# EXERCISE GOAL
Take the line containing "Write the Plotly code for this chart.", the line containing "Sans Narrow', 'Arial", and all lines between them, and transcribe them exactly. Leave out pictures.

# PROVIDED DATA
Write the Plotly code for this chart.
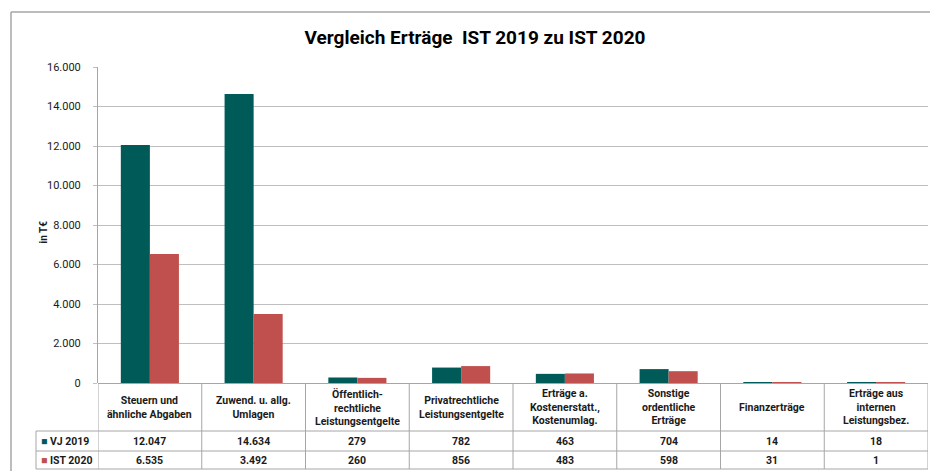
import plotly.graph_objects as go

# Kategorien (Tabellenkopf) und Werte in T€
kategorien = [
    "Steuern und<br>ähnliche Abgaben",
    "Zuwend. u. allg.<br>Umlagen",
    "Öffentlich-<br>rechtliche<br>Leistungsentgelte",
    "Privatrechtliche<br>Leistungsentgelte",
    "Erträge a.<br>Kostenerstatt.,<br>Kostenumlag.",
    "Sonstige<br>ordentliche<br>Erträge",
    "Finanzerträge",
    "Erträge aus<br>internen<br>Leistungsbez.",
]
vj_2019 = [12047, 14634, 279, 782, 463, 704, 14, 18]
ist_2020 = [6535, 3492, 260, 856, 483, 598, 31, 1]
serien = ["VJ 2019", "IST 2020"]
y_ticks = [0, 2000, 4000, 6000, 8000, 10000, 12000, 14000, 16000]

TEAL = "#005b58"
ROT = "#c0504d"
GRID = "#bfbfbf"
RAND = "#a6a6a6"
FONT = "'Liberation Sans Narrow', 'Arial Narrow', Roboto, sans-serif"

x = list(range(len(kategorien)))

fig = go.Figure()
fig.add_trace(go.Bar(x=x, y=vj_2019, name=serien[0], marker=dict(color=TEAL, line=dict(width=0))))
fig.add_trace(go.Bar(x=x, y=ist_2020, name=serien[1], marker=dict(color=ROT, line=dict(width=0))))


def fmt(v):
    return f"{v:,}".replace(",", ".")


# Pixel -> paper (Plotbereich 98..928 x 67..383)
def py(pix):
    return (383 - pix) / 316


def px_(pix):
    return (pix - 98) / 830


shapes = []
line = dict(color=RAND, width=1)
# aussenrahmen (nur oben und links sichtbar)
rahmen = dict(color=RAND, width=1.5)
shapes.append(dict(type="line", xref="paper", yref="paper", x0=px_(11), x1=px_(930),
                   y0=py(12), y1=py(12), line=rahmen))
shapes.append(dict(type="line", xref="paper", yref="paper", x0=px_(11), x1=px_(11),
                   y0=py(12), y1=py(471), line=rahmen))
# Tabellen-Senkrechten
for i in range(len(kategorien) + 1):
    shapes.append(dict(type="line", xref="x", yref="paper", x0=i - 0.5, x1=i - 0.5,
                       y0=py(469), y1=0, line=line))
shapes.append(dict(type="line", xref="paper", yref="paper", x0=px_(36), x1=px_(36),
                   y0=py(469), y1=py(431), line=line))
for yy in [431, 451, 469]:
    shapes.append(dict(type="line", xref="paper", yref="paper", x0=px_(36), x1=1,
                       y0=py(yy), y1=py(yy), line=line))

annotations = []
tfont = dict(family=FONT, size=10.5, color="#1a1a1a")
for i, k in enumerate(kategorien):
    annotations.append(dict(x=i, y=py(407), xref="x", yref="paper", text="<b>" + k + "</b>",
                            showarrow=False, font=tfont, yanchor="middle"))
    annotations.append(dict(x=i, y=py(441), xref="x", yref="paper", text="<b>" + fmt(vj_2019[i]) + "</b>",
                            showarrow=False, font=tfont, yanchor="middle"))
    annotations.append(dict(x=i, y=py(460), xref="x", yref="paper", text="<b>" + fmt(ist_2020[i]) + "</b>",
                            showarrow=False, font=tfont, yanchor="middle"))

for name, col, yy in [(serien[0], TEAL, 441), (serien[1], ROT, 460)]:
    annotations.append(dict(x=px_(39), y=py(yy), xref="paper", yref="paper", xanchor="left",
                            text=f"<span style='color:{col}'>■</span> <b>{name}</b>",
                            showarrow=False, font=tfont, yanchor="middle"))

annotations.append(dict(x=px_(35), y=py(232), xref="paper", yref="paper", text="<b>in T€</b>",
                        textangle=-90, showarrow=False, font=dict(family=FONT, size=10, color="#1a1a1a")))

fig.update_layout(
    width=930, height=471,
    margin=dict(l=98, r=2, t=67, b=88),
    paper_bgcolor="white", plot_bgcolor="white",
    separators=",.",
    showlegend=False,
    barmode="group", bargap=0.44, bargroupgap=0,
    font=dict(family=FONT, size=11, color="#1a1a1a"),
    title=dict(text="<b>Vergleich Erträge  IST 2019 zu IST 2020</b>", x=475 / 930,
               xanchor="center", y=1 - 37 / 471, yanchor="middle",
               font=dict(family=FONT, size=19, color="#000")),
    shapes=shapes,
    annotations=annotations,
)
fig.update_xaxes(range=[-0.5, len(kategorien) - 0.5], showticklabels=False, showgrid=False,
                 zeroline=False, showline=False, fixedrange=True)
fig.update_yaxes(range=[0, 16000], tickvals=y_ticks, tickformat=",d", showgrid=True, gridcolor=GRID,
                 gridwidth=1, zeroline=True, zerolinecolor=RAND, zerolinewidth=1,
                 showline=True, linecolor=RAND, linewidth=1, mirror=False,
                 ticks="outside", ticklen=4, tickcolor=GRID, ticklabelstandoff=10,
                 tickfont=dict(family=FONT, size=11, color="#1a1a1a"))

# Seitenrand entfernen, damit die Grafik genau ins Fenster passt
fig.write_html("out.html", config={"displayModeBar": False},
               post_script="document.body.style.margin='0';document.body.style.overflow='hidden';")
...
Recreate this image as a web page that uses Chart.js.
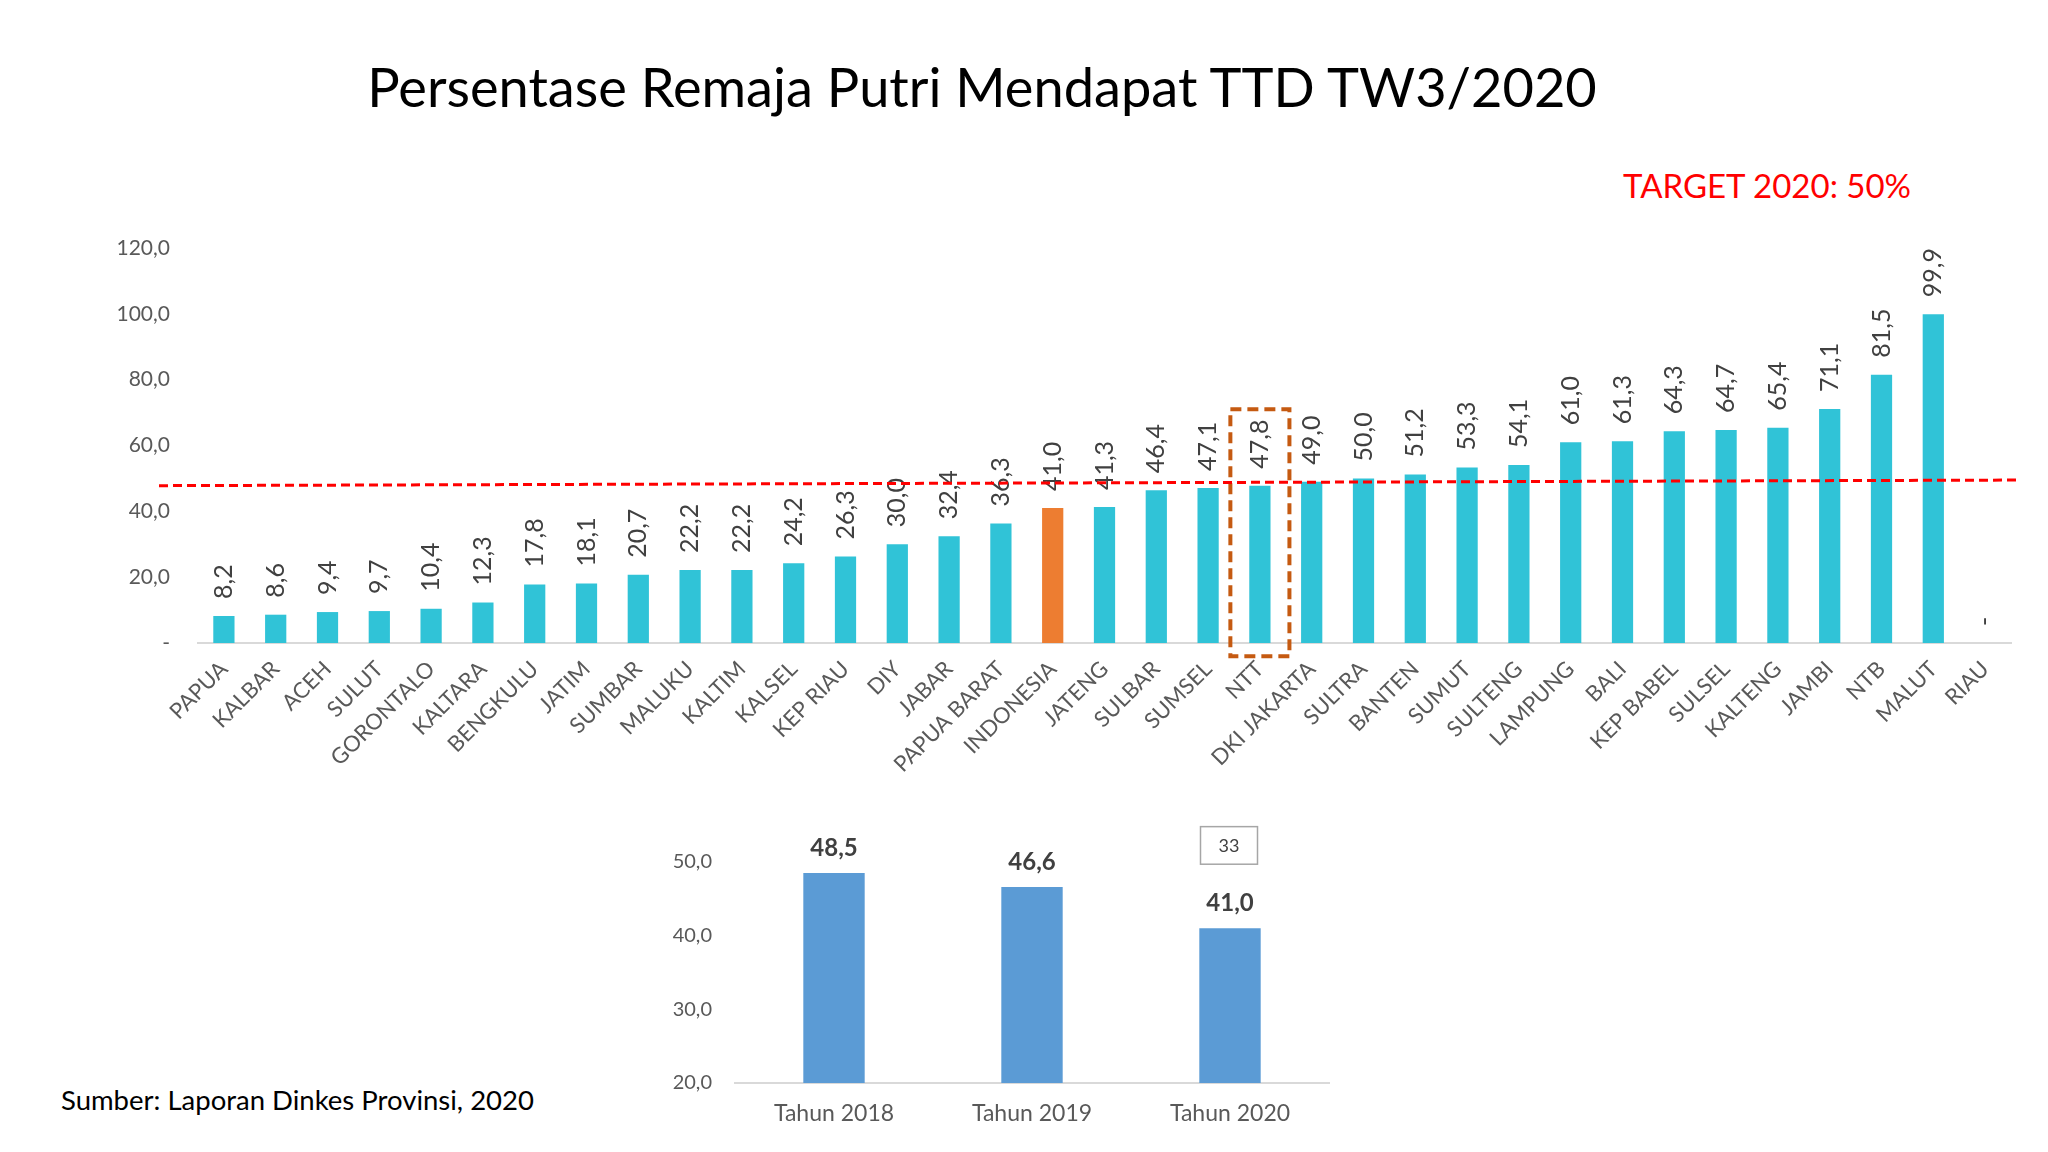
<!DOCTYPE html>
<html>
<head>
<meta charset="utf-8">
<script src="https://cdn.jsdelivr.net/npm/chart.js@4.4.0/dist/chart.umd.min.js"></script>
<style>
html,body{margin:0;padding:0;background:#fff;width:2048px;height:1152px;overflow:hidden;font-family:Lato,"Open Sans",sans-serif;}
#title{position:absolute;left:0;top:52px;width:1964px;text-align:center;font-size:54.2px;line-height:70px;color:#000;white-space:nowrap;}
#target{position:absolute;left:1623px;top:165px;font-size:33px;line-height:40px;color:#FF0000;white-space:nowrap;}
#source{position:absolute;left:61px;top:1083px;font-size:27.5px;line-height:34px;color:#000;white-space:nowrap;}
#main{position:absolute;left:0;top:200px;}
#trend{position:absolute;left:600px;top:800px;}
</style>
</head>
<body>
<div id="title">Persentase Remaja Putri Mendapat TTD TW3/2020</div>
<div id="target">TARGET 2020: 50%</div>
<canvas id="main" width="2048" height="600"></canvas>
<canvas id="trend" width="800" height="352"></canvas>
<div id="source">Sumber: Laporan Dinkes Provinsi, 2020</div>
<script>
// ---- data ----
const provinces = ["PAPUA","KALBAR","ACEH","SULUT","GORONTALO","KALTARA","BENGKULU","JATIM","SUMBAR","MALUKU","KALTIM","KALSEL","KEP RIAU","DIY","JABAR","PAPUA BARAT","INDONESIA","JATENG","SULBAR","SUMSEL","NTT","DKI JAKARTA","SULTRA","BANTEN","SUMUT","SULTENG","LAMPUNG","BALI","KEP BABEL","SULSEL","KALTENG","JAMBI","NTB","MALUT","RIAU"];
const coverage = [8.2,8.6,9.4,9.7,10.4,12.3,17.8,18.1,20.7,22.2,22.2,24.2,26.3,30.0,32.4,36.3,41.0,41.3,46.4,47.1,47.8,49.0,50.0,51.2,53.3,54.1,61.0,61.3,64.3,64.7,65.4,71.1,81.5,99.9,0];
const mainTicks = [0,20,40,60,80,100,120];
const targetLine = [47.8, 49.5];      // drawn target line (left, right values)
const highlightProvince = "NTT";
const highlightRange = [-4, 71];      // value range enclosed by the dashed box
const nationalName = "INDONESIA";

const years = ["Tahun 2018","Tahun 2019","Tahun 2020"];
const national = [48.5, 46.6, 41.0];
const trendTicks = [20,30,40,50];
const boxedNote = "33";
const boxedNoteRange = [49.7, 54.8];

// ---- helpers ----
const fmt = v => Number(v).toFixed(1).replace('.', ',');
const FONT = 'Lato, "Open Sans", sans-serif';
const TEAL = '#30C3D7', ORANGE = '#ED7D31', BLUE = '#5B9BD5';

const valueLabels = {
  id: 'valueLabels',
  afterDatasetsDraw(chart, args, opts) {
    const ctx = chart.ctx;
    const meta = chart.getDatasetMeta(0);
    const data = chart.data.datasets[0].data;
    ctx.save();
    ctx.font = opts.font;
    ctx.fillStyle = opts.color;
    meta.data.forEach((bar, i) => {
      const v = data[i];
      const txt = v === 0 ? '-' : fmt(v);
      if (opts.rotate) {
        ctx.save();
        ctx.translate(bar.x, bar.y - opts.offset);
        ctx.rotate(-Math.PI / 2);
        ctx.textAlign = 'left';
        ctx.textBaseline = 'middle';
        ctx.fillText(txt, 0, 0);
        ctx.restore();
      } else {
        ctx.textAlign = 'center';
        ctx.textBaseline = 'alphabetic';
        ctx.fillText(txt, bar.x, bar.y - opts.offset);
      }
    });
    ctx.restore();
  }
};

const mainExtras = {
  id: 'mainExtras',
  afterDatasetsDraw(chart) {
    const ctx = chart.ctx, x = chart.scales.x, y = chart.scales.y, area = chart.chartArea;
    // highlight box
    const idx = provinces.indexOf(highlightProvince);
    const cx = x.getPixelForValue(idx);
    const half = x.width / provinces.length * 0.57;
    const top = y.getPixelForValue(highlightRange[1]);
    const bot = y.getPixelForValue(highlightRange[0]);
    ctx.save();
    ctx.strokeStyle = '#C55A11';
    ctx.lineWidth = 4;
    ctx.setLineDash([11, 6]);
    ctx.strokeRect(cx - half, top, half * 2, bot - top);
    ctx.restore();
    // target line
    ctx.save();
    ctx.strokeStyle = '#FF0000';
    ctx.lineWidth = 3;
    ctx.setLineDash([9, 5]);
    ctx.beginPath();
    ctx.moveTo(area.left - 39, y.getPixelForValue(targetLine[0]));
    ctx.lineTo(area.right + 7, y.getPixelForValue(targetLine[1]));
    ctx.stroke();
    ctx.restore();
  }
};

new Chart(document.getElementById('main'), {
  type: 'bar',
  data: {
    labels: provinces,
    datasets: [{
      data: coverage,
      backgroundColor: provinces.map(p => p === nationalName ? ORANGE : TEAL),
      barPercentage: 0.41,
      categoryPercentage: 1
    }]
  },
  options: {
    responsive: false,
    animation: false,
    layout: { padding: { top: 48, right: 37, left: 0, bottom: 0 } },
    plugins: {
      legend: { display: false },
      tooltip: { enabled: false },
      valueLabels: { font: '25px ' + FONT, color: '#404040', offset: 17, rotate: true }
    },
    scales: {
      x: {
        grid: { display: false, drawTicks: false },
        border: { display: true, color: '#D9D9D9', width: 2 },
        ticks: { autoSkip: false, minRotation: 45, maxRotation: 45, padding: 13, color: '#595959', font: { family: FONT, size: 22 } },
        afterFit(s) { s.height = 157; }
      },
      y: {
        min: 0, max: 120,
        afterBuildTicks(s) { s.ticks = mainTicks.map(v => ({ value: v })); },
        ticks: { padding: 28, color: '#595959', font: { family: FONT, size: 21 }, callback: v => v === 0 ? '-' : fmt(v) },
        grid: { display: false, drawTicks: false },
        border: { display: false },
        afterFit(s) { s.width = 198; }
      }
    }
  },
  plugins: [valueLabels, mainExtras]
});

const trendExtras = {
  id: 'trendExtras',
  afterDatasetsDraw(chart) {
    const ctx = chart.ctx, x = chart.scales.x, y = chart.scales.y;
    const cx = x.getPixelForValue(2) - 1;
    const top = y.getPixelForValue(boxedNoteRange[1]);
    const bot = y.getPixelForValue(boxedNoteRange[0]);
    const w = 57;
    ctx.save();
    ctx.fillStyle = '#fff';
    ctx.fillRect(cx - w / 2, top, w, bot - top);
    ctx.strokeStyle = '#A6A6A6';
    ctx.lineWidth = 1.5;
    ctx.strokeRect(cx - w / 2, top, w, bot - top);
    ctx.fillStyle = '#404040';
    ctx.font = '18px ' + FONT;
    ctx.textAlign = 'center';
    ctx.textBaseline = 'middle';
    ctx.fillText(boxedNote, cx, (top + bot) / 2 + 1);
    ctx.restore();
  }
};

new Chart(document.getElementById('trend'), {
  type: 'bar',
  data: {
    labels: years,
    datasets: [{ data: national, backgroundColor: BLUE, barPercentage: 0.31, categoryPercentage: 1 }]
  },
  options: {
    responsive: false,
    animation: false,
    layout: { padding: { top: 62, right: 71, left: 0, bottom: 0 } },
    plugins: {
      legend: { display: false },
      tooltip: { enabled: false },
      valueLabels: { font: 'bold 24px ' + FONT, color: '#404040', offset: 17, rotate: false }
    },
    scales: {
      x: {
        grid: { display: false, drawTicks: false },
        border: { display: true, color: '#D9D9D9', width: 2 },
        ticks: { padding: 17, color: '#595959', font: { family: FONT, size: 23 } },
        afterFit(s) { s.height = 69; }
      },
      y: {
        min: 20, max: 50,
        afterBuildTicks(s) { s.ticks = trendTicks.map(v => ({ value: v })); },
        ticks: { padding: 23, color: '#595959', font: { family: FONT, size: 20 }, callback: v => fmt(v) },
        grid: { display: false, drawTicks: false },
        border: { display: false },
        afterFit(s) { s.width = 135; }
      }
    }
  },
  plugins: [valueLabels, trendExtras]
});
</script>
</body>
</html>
==
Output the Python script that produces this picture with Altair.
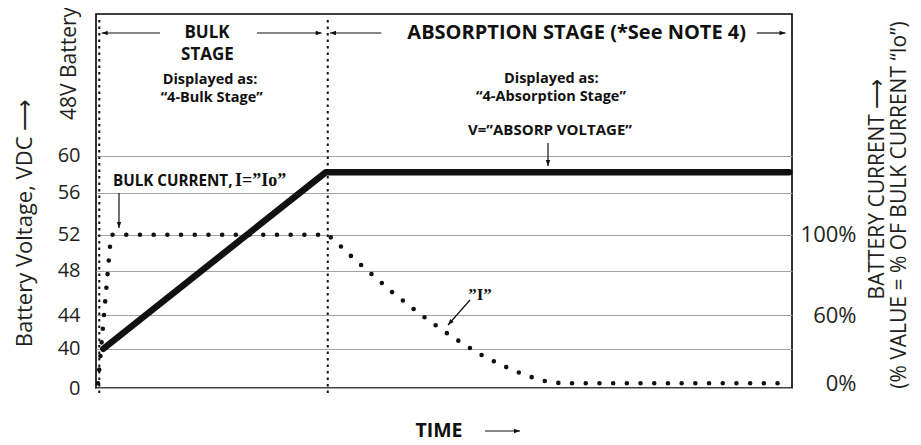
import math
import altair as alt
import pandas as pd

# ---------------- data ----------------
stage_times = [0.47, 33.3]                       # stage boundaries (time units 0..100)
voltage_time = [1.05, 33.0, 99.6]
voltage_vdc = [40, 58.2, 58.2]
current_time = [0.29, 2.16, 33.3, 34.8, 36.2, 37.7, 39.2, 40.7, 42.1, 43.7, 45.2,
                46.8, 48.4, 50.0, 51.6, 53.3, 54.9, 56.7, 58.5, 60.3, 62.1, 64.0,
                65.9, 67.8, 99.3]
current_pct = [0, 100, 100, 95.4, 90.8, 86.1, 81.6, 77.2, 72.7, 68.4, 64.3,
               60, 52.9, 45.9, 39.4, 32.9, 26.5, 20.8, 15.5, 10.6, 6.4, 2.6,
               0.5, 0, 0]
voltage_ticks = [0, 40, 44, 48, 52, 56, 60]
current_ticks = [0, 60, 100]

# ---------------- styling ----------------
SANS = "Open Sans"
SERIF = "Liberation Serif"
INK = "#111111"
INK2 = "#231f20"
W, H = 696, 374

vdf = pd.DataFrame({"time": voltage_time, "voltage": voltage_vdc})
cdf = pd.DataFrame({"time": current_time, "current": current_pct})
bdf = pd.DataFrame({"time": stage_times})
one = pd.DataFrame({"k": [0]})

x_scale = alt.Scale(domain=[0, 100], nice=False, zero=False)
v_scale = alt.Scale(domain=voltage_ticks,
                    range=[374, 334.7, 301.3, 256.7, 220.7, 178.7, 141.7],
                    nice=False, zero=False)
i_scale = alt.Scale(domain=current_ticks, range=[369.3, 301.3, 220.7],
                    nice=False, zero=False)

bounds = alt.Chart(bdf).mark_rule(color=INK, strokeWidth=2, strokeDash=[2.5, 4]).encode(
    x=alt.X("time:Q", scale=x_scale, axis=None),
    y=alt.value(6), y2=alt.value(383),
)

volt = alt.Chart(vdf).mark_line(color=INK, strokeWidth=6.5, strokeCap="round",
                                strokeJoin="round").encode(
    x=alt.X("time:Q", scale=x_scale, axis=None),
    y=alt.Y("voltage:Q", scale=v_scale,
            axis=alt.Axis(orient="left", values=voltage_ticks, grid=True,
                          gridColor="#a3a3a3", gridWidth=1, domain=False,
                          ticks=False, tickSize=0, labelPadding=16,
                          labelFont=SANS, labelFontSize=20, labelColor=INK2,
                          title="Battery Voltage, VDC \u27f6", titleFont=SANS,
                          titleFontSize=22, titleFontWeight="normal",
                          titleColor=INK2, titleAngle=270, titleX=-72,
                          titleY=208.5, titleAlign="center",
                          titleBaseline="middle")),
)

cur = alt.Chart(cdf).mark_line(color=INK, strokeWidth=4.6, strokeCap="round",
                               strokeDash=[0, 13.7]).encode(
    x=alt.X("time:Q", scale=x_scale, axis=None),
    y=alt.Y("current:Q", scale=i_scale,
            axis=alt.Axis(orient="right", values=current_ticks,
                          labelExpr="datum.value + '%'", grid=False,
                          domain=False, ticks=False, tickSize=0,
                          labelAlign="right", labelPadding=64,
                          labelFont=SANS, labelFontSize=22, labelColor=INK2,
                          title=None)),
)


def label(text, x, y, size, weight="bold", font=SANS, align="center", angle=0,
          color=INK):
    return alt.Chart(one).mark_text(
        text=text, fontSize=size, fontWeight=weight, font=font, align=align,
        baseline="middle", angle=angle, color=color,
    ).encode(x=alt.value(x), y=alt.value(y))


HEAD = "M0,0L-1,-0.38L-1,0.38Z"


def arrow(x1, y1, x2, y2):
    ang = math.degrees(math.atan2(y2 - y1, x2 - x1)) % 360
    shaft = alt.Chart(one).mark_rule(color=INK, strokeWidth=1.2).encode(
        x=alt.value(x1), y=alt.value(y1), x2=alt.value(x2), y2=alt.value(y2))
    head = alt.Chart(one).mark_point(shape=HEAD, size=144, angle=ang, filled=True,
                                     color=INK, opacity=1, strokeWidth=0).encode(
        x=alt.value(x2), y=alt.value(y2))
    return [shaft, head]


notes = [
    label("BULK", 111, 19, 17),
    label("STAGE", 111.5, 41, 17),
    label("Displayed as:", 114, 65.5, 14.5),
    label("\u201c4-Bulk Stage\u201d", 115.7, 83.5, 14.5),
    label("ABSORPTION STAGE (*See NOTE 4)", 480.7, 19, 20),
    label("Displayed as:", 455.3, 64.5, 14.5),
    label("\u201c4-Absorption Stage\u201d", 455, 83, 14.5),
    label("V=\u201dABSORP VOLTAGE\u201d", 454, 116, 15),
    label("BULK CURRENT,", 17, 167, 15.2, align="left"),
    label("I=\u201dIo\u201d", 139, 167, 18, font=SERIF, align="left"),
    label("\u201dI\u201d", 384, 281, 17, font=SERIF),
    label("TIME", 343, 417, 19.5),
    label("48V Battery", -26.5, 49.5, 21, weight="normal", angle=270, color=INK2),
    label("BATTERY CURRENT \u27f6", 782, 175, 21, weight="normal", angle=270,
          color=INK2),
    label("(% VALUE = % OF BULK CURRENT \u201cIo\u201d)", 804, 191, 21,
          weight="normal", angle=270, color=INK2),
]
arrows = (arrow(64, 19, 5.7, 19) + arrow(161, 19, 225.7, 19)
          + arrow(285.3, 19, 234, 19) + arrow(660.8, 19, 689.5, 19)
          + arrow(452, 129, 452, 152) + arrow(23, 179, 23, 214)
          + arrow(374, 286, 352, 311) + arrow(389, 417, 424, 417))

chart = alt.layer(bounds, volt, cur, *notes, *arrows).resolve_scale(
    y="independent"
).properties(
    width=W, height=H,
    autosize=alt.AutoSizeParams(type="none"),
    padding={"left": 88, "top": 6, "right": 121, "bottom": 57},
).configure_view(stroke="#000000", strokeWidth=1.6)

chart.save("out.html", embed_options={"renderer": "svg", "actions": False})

# FINAL ANSWER
Write the Plotly code for this chart.
import plotly.graph_objects as go

# Kategorien (Tabellenkopf) und Werte in T€
kategorien = [
    "Steuern und<br>ähnliche Abgaben",
    "Zuwend. u. allg.<br>Umlagen",
    "Öffentlich-<br>rechtliche<br>Leistungsentgelte",
    "Privatrechtliche<br>Leistungsentgelte",
    "Erträge a.<br>Kostenerstatt.,<br>Kostenumlag.",
    "Sonstige<br>ordentliche<br>Erträge",
    "Finanzerträge",
    "Erträge aus<br>internen<br>Leistungsbez.",
]
vj_2019 = [12047, 14634, 279, 782, 463, 704, 14, 18]
ist_2020 = [6535, 3492, 260, 856, 483, 598, 31, 1]
serien = ["VJ 2019", "IST 2020"]
y_ticks = [0, 2000, 4000, 6000, 8000, 10000, 12000, 14000, 16000]

TEAL = "#005b58"
ROT = "#c0504d"
GRID = "#bfbfbf"
RAND = "#a6a6a6"
FONT = "'Liberation Sans Narrow', 'Arial Narrow', Roboto, sans-serif"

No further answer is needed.